Irreparable Harm Not Demonstrated
The court further emphasized that for an injunction to be granted, the plaintiff must demonstrate that it would suffer irreparable harm if the covenant were not enforced. In this case, Leavitt Company did not adequately allege or prove that enforcement of the restrictive covenant was essential to prevent such harm. The court pointed out that the plaintiff's complaint failed to specify how the actions of Plattos would lead to irreparable damage to the business. Without this demonstration of potential harm, the court found that the plaintiff did not meet the necessary burden of proof required for injunctive relief. Thus, the lack of evidence regarding irreparable harm contributed significantly to the court's decision to dismiss the complaint for lack of equity.

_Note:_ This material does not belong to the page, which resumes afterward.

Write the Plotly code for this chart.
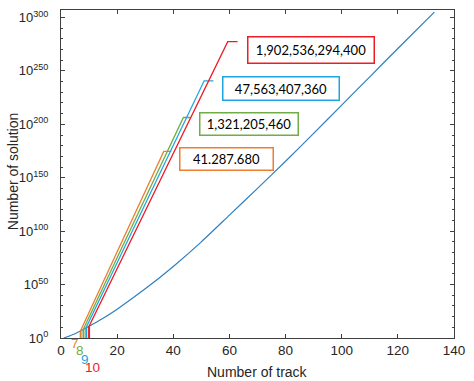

Unreasonable Duration and Scope
Additionally, the court identified the duration and geographic scope of the restrictive covenant as unreasonable. The three-year restriction imposed on Plattos was deemed excessive and lacking justification in the context of the business operations at hand. There was no geographic limitation provided in the covenant, which covered businesses that were widely known and engaged in commerce on a national scale. The court concluded that such broad restrictions did not correlate with the protection of Leavitt Company's legitimate business interests. This lack of proportionality between the restriction and the purported business interests further rendered the covenant invalid and unenforceable.
Conclusion of the Court
In summary, the Appellate Court of Illinois upheld the lower court's ruling by affirming that the restrictive covenant was overly broad, unreasonable, and not necessary to protect Leavitt Company's legitimate business interests. The absence of trade secrets or confidential information, the failure to demonstrate irreparable harm, and the unreasonable duration and scope of the covenant were critical factors in the court's reasoning. The court's reliance on previous cases established a clear framework for evaluating the enforceability of restrictive covenants, which ultimately guided their decision to dismiss the complaint for want of equity and affirm the judgment of the lower court.